Full disclosure I don’t recall how I got home but I’m certain I was driven because I have never supported drinking and driving so I at least know I wouldn’t have put myself in that situation. Here’s where it gets interesting because my only other memory is standing in our hallway totally naked pissing on a pile of laundry and my daughter’s mother walking out of the bedroom whisper-shouting for me to get back in the room. I wanted to go back to this Blue Moon and party with my new friends but my girlfriend told me I wasn’t allowed. She gets me in the room and told me to go to sleep but I walked to the window and desperately yelled “HEEEELLLLPPP” at the top of my lungs. She tells me to “shut up” because it’s 3am and I’m going to wake everyone up. So I then whispered for help until she drug me away from the window. In protest I laid on the bedroom floor (I think I’m a funny drunk) and asked her why I was being held hostage. I eventually went to sleep and the next day she told me everything that happened and told me I was never allowed to drink that Yuengling shit again. 

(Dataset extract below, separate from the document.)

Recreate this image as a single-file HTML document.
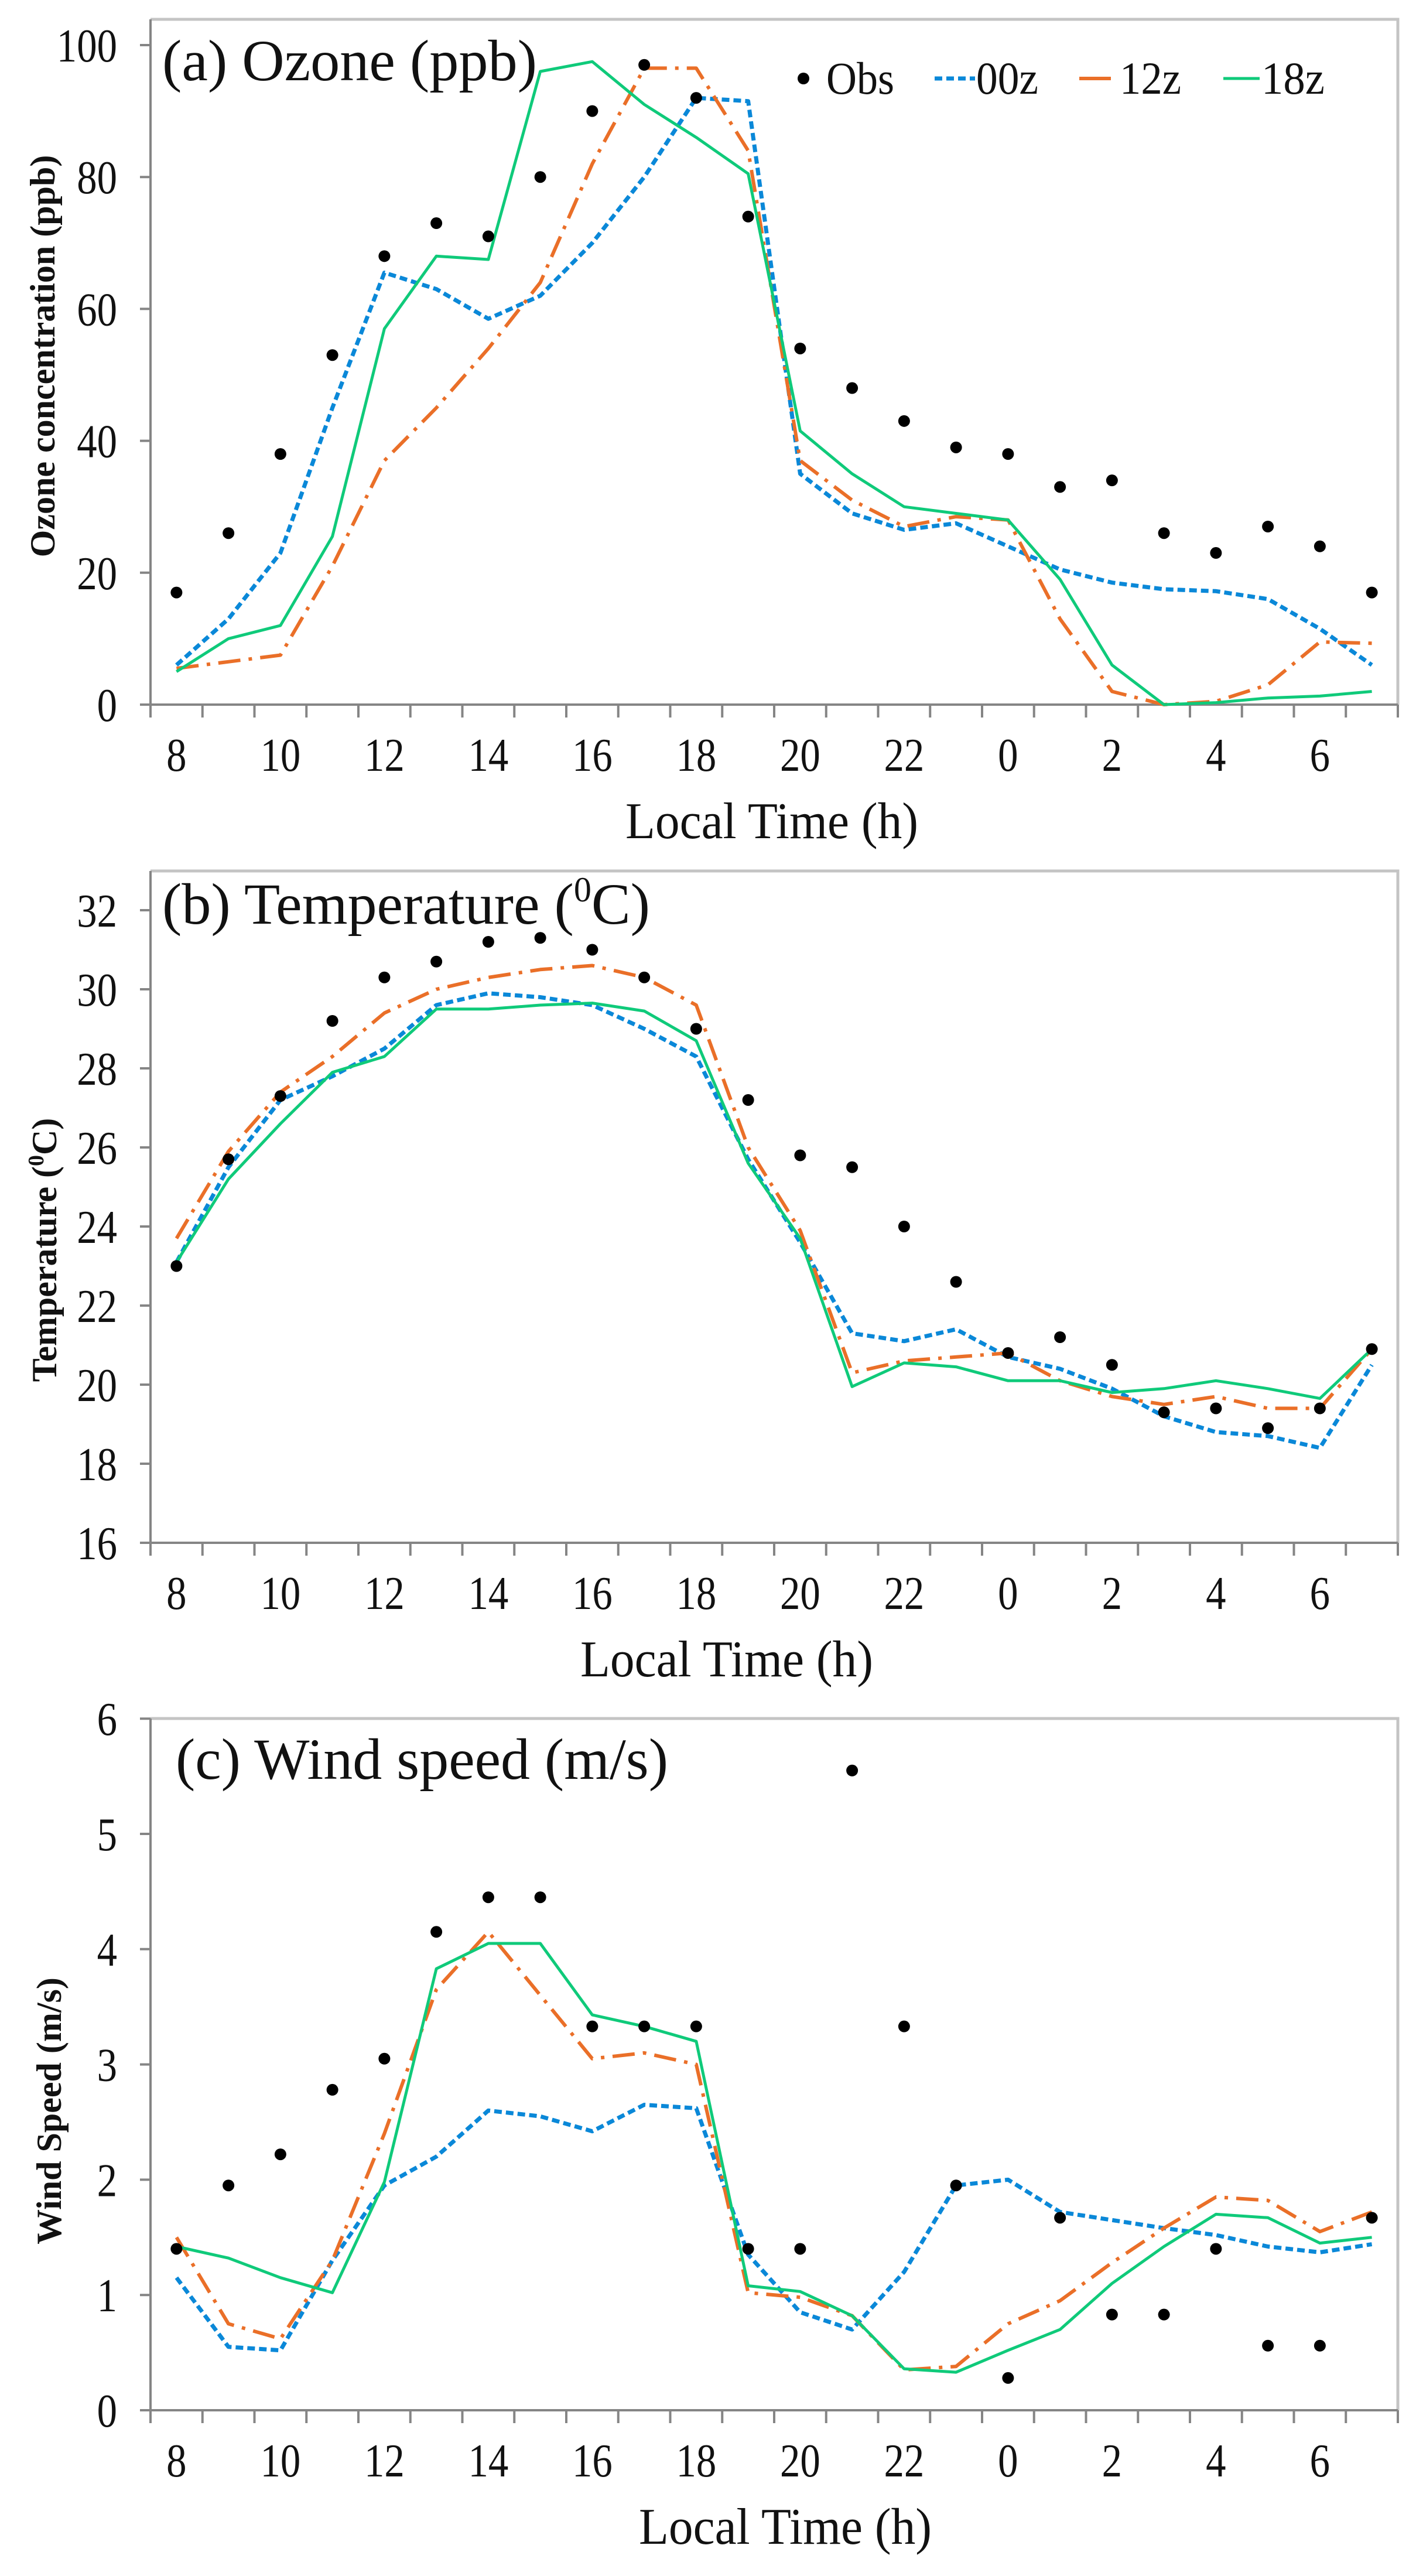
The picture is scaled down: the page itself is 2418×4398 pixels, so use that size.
<!DOCTYPE html>
<html><head><meta charset="utf-8"><style>
html,body{margin:0;padding:0;background:#fff;}
svg{display:block;}
text{font-family:"Liberation Serif",serif;fill:#111;}
</style></head><body>
<svg id="s" width="2418" height="4398" viewBox="0 0 2418 4398" xmlns="http://www.w3.org/2000/svg"></svg>
<script>
const S=document.getElementById('s');let h='';
const X0=257,X1=2387,ST=(X1-X0)/24;
const px=i=>X0+(i+0.5)*ST;
const labs=['8','10','12','14','16','18','20','22','0','2','4','6'];
function tx(x,y,fs,anchor,t){return `<text transform="translate(${x},${y}) scale(0.86,1)" font-size="${fs}" text-anchor="${anchor}">${t}</text>`;}
function panel(o){
 const {top,bot,ymap,yt,ytl,data,title,ylab,ylabY,ylabX,xlabX,xlabW}=o;
 h+=`<polyline points="${X0},${top} ${X1},${top} ${X1},${bot}" fill="none" stroke="#c4c4c4" stroke-width="5"/>`;
 h+=`<line x1="${X0}" y1="${top}" x2="${X0}" y2="${bot+22}" stroke="#858585" stroke-width="4"/>`;
 h+=`<line x1="${X0-16}" y1="${bot}" x2="${X1}" y2="${bot}" stroke="#858585" stroke-width="4"/>`;
 for(let i=0;i<=24;i++){const x=X0+i*ST;h+=`<line x1="${x}" y1="${bot}" x2="${x}" y2="${bot+22}" stroke="#858585" stroke-width="4"/>`;}
 yt.forEach((v,k)=>{const y=ymap(v);h+=`<line x1="${X0-18}" y1="${y}" x2="${X0}" y2="${y}" stroke="#858585" stroke-width="4"/>`;
  h+=tx(200,y+28,80,'end',ytl[k]);});
 labs.forEach((l,k)=>{h+=tx(px(2*k),bot+113,80,'middle',l);});
 h+=`<text x="${xlabX}" y="${bot+228}" font-size="88" text-anchor="middle" textLength="${xlabW}" lengthAdjust="spacingAndGlyphs">Local Time (h)</text>`;
 h+=title;
 h+=`<text transform="translate(${ylabX},${ylabY}) rotate(-90)" font-size="60" font-weight="bold" text-anchor="middle">${ylab}</text>`;
 const line=(d,c,w,da)=>{h+=`<polyline points="${d.map((v,i)=>px(i).toFixed(1)+','+ymap(v).toFixed(1)).join(' ')}" fill="none" stroke="${c}" stroke-width="${w}" stroke-dasharray="${da}" stroke-linejoin="round"/>`;};
 line(data[1],'#0a88d8',7,'13,7');
 line(data[2],'#ea6f28',6,'38,14,6,14');
 line(data[3],'#0fca7a',5,'');
 data[0].forEach((v,i)=>{h+=`<circle cx="${px(i)}" cy="${ymap(v)}" r="10" fill="#000"/>`;});
}
panel({top:33,bot:1203,ymap:v=>1203-v*11.26,yt:[0,20,40,60,80,100],ytl:['0','20','40','60','80','100'],
 data:[[17,26,38,53,68,73,71,80,90,97,92,74,54,48,43,39,38,33,34,26,23,27,24,17],
 [6,13,23,45,65.5,63,58.5,62,70,80,92,91.5,35,29,26.5,27.5,24,20.5,18.5,17.5,17.2,16,11.5,6],
 [5.5,6.5,7.5,21,37,45,54,64,82,96.5,96.5,84,37,31,27,28.5,28,13,2,0,0.5,3,9.5,9.3],
 [5,10,12,25.5,57,68,67.5,96,97.5,91,86,80.5,41.5,35,30,29,28,19,6,0,0.3,1,1.3,2]],
 title:`<text x="277" y="137" font-size="100" textLength="640" lengthAdjust="spacingAndGlyphs">(a) Ozone (ppb)</text>
 <circle cx="1372" cy="134" r="10" fill="#000"/><text x="1411" y="160" font-size="78" textLength="116" lengthAdjust="spacingAndGlyphs">Obs</text>
 <line x1="1596" y1="134" x2="1665" y2="134" stroke="#0a88d8" stroke-width="7" stroke-dasharray="13,7"/><text x="1667" y="160" font-size="78" textLength="106" lengthAdjust="spacingAndGlyphs">00z</text>
 <line x1="1843" y1="134" x2="1897" y2="134" stroke="#ea6f28" stroke-width="6"/><text x="1912" y="160" font-size="78" textLength="105" lengthAdjust="spacingAndGlyphs">12z</text>
 <line x1="2089" y1="134" x2="2151" y2="134" stroke="#0fca7a" stroke-width="5"/><text x="2154" y="160" font-size="78" textLength="108" lengthAdjust="spacingAndGlyphs">18z</text>`,
 ylab:'Ozone concentration (ppb)',ylabX:93,ylabY:608,xlabX:1318,xlabW:500});
panel({top:1487,bot:2634,ymap:v=>2634-(v-16)*67.5,yt:[16,18,20,22,24,26,28,30,32],ytl:['16','18','20','22','24','26','28','30','32'],
 data:[[23.0,25.7,27.3,29.2,30.3,30.7,31.2,31.3,31.0,30.3,29.0,27.2,25.8,25.5,24.0,22.6,20.8,21.2,20.5,19.3,19.4,18.9,19.4,20.9],
 [23.1,25.5,27.2,27.8,28.5,29.6,29.9,29.8,29.6,29.0,28.3,25.7,23.6,21.3,21.1,21.4,20.7,20.4,19.9,19.2,18.8,18.7,18.4,20.5],
 [23.7,25.9,27.4,28.3,29.4,30.0,30.3,30.5,30.6,30.3,29.6,26.0,23.9,20.3,20.6,20.7,20.8,20.1,19.7,19.5,19.7,19.4,19.4,20.9],
 [23.1,25.2,26.6,27.9,28.3,29.5,29.5,29.6,29.65,29.45,28.7,25.6,23.7,19.95,20.55,20.45,20.1,20.1,19.8,19.9,20.1,19.9,19.65,20.9]],
 title:`<text x="277" y="1577" font-size="100" textLength="833" lengthAdjust="spacingAndGlyphs">(b) Temperature (<tspan font-size="60" dy="-38">0</tspan><tspan dy="38">C)</tspan></text>`,
 ylab:'Temperature (<tspan font-size="38" dy="-22">0</tspan><tspan dy="22">C)</tspan>',ylabX:96,ylabY:2134,xlabX:1241,xlabW:500});
panel({top:2934,bot:4115,ymap:v=>4115-v*196.8,yt:[0,1,2,3,4,5,6],ytl:['0','1','2','3','4','5','6'],
 data:[[1.4,1.95,2.22,2.78,3.05,4.15,4.45,4.45,3.33,3.33,3.33,1.4,1.4,5.55,3.33,1.95,0.28,1.67,0.83,0.83,1.4,0.56,0.56,1.67],
 [1.15,0.55,0.52,1.3,1.95,2.2,2.6,2.55,2.42,2.65,2.62,1.35,0.85,0.7,1.2,1.95,2.0,1.72,1.65,1.58,1.52,1.42,1.37,1.44],
 [1.5,0.75,0.62,1.3,2.4,3.65,4.15,3.6,3.05,3.1,3.0,1.02,0.98,0.82,0.35,0.38,0.75,0.95,1.28,1.58,1.85,1.82,1.55,1.72],
 [1.42,1.32,1.15,1.02,1.98,3.83,4.05,4.05,3.43,3.33,3.2,1.08,1.03,0.82,0.36,0.33,0.52,0.7,1.1,1.42,1.7,1.67,1.45,1.5]],
 title:`<text x="300" y="3037" font-size="100" textLength="841" lengthAdjust="spacingAndGlyphs">(c) Wind speed (m/s)</text>`,
 ylab:'Wind Speed (m/s)',ylabX:104,ylabY:3604,xlabX:1341,xlabW:500});
S.innerHTML=h;
</script>
</body></html>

She gets me in the room and told me to go to sleep but I walked to the window and desperately yelled “HEEEELLLLPPP” at the top of my lungs.

 

There’s no dramatic conclusion, that’s the end of the story. Having a healthy relationship with anything you consume is very important. Message! As a journalist I believe I would fail in my duty to leave you with a vital piece of information that could potentially save your day after drinking: According to an article on Healthline, having at least one 16-ounce glass of water with every 12-ounce beer or 4 to 6 ounces of liquor can replenish your fluids and help you stay hydrated and prevent hangovers. 

Drink on! 

  Rob

*No beers were harmed during recreation of this brewsday night.